Язык казаха, на первый взгляд кажется простым и доступным. Казах говорит легко и, нередко, рифмами, с шутками и прибаутками, да еще и сопровождает свой разговор мыслями, которые высказывались когда-то его далекими и умными предками. А за всем этим скрывается его собственная мысль, которую не всегда бывает легко уловить и тем более понять, а еще труднее точно воспроизвести. Заметить это совсем несложно. Стоит только, как следует познакомиться с выдающимися произведениями устного народного творчества или прочитать стихи известных казахских акынов и жырау, как сразу же становится ясно, что сказанное здесь не есть предположение, а является неоспоримым фактом. Вербально-дискурсивное наследие казахов хорошо сохранилось в памяти потомков. Собранное и затем опубликованное в виде различных сборников и отдельных изданий, оно является надежным источником анализа философского самочувствования казахского народа. Наконец, философские тексты. На собственно казахской почве они стали появляться в Степи лишь со второй половин Х1Х в. в связи с возникновением в Казахстане просветительского типа мышления. Письменные тексты в силу принудительных исторических обстоятельств возникли у казахов не на родном языке. Это трудно сразу понять. Но факт остается фактом. Ч. Валиханов – родоначальник казахского просвещения вынужден был писать свои произведения исключительно на русском языке. Ибрай Алтынсарын, который идею просвещения начал претворять в жизнь, создавая не на словах, а на деле школы, для казахских детей тоже в основном писал свои работы на русском языке. И только Абай Кунанбаев, положил начало казахскому печатному слову. После Абая вся видная казахская интеллигенция конца XIX –начала XX вв. писала и публиковала свои труды на казахском языке. Наряду с философией в их произведениях достаточно глубокую разработку получили

и социально-политические проблемы, значение которых трудно переоценить. Правда, не все продукты их творчества представляли собой философские тексты и социальные или политические трактаты.. Время и обстоятельства требовали от образованных людей Казахстана, рассматриваемого периода, решения безграничного множества самых разных проблем. Предпочтение, естественно, отдавалось просвещению, как проблеме, без решения которой невозможны ни политические, ни национальные свободы, ни экономическая независимость, ни социокультурный прогресс и т. д.

И, тем не менее, в энциклопедическом многообразии творческого наследия казахских мыслителей второй половины – XIX начала XX вв. достаточно четко и с полным на то основанием можно выделить чисто философские тексты и социально0политические тексты. Анализ их позволяет с достаточной полнотой не только выяснить состояние и уровень развития философской мысли того исторического периода времени, но и сделать более содержательным ход развития современного философского процесса.

В неразрывной связи с философией, а нередко и опережая ее развивалась и социально-политическая мысль. И это вполне естественно.

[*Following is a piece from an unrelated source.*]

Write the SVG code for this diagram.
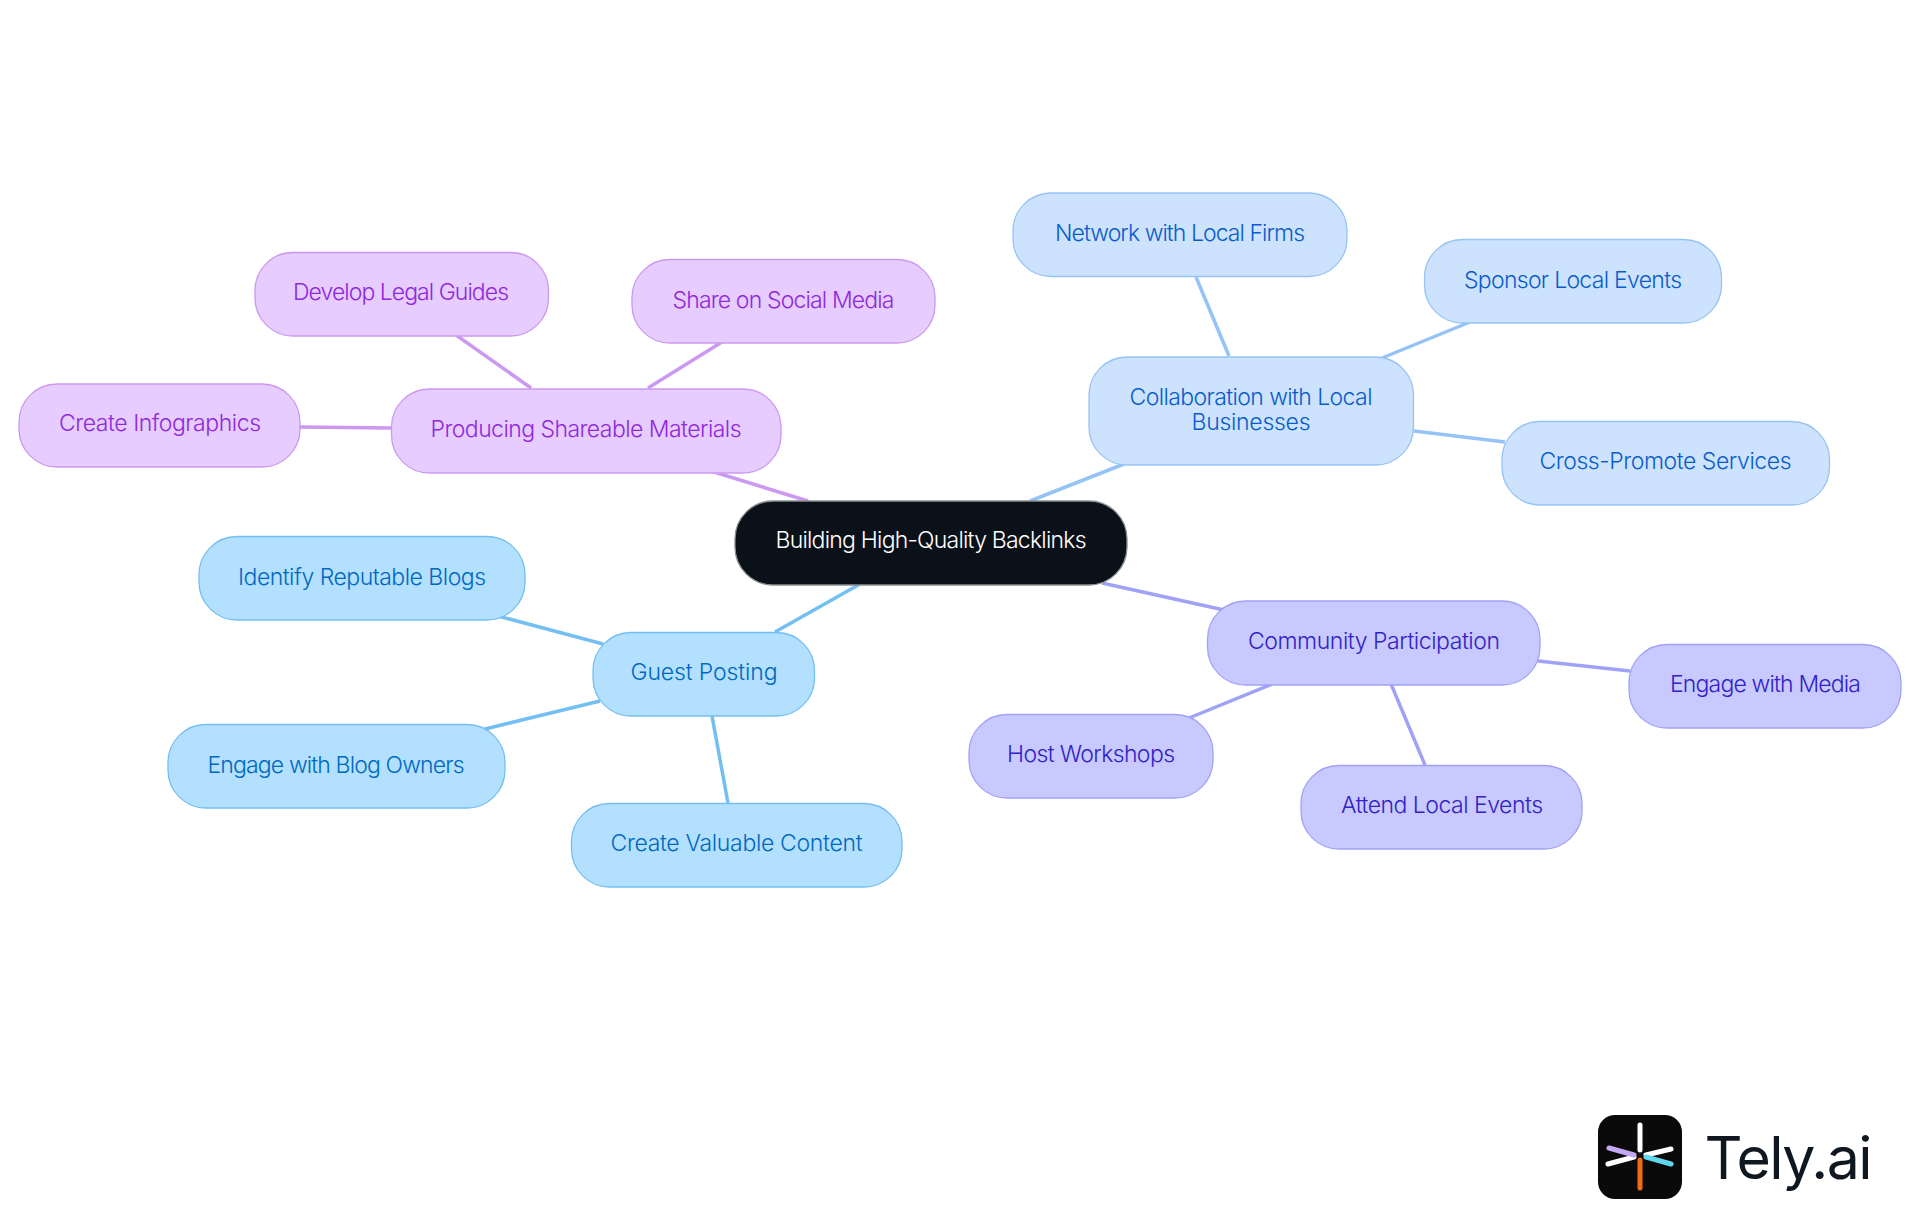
<svg xmlns="http://www.w3.org/2000/svg" width="1920" height="1215" viewBox="0 0 1920 1215">
<style>
text{font-family:"Inter","Noto Sans","Liberation Sans",sans-serif;font-size:23px;font-weight:300;text-anchor:middle}
.n{stroke-width:1.3}
.c{fill:none;stroke-width:3.5}
.pu rect{fill:#e6ccff;stroke:#cc99f0}.pu text{fill:#9028dc}
.sk rect{fill:#b3e0ff;stroke:#74bff2}.sk text{fill:#0069bf}
.bl rect{fill:#cde3fd;stroke:#96c3f5}.bl text{fill:#0a5ccc}
.in rect{fill:#c8c9fe;stroke:#a0a3f5}.in text{fill:#3122c6}
</style>
<rect width="1920" height="1215" fill="#fff"/>
<g id="connectors">
<path class="c" stroke="#cc99f0" d="M714 472L808 501M531 388L456 335M648 388L722 342M391 428L300 427"/>
<path class="c" stroke="#96c3f5" d="M1030 501L1124 464M1229 356L1196 277M1382 358L1470 322M1414 431L1505 442"/>
<path class="c" stroke="#a0a3f5" d="M1102 583L1224 610M1538 661L1630 671M1272 684L1189 718M1391 684L1425 765"/>
<path class="c" stroke="#74bff2" d="M860 584L775 632M603 644L498 616M600 701L485 729M712 716L728 803"/>
</g>
<g id="root"><rect x="735" y="501" width="392" height="84" rx="38" fill="#0b1119" stroke="#8a8e93" stroke-width="1.3"/><text x="931" y="548" fill="#fff" textLength="311">Building High-Quality Backlinks</text></g>
<g id="producing" class="pu"><rect class="n" x="391.500" y="389" width="389.500" height="84" rx="38"/><text x="586" y="437" textLength="311">Producing Shareable Materials</text></g>
<g id="legal" class="pu"><rect class="n" x="255" y="252.500" width="293.500" height="83.500" rx="38"/><text x="401" y="300" textLength="216">Develop Legal Guides</text></g>
<g id="social" class="pu"><rect class="n" x="632" y="259.500" width="303" height="83.500" rx="38"/><text x="783.500" y="308" textLength="222">Share on Social Media</text></g>
<g id="infographics" class="pu"><rect class="n" x="19" y="384" width="281" height="83" rx="38"/><text x="160" y="431" textLength="202">Create Infographics</text></g>
<g id="collab" class="bl"><rect class="n" x="1089" y="357" width="324.500" height="108" rx="38"/><text x="1251" y="405" textLength="243">Collaboration with Local</text><text x="1251" y="430" textLength="119">Businesses</text></g>
<g id="network" class="bl"><rect class="n" x="1013" y="193" width="334" height="83.500" rx="38"/><text x="1180" y="241" textLength="250">Network with Local Firms</text></g>
<g id="sponsor" class="bl"><rect class="n" x="1424.500" y="239.500" width="297" height="83.500" rx="38"/><text x="1573" y="288" textLength="218">Sponsor Local Events</text></g>
<g id="cross" class="bl"><rect class="n" x="1502" y="421.500" width="327.500" height="83.500" rx="38"/><text x="1665.500" y="469" textLength="252">Cross-Promote Services</text></g>
<g id="community" class="in"><rect class="n" x="1207.500" y="601" width="332.500" height="84" rx="38"/><text x="1374" y="649" textLength="252">Community Participation</text></g>
<g id="media" class="in"><rect class="n" x="1629" y="644.500" width="272" height="83.500" rx="38"/><text x="1765.500" y="692" textLength="191">Engage with Media</text></g>
<g id="workshops" class="in"><rect class="n" x="969" y="714.500" width="244" height="83.500" rx="38"/><text x="1091" y="762" textLength="168">Host Workshops</text></g>
<g id="attend" class="in"><rect class="n" x="1301" y="765.500" width="281" height="83.500" rx="38"/><text x="1442" y="813" textLength="202">Attend Local Events</text></g>
<g id="guest" class="sk"><rect class="n" x="593" y="632.500" width="221.500" height="83.500" rx="38"/><text x="704" y="680" textLength="147">Guest Posting</text></g>
<g id="blogs" class="sk"><rect class="n" x="199" y="536.500" width="326" height="83.500" rx="38"/><text x="362" y="585" textLength="248">Identify Reputable Blogs</text></g>
<g id="owners" class="sk"><rect class="n" x="168" y="724.500" width="337" height="83.500" rx="38"/><text x="336" y="773" textLength="257">Engage with Blog Owners</text></g>
<g id="content" class="sk"><rect class="n" x="571.500" y="803.500" width="330.500" height="83.500" rx="38"/><text x="736.500" y="851" textLength="252">Create Valuable Content</text></g>
<g id="logo">
<rect x="1598" y="1115" width="84" height="84" rx="17" fill="#0a0a0a"/>
<g fill="none" stroke-width="5" stroke-linecap="round">
<path stroke="#fff" d="M1640 1125V1150M1671 1149L1646 1155M1608 1164L1634 1157"/>
<path stroke="#c4a8f5" d="M1609 1148L1634 1155"/>
<path stroke="#5fd8ee" d="M1646 1157L1671 1164"/>
<path stroke="#f26a12" d="M1640 1160V1188"/>
</g>
<text x="1788.500" y="1179" style="font-size:59px;font-weight:400" fill="#0f1720" textLength="168">Tely.ai</text>
</g>
</svg>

Ведь человек обитал не только в природной, но и в окружающей социальной среде, которая была значительно сложнее природой и никак не поддавалась эмпирическому исследованию. Здесь абстрактное мышление до сих пор блуждает в зигзагах социально-исторических процессов, что обращение к опыту их анализа предшествующими мыслителями становится прямой задачей сегодняшнего дня. Нелишне к стати заметить, что в соответствии с требованием своего времени казахские акыны и жырау подвергали дискурсу в основном социально-этическую проблематику. Итоги этих дискурсов нередко использовались казахскими правителями (ханами, родовыми старейшинами, султанами, беками, биями и проч.) для регулирования межгрупповых, межродовых и даже межплеменных отношений. И лишь, начиная с середины Х1Х века, социально-политическая проблематика становится предметом специального анализа представителей казахской просветительской мысли.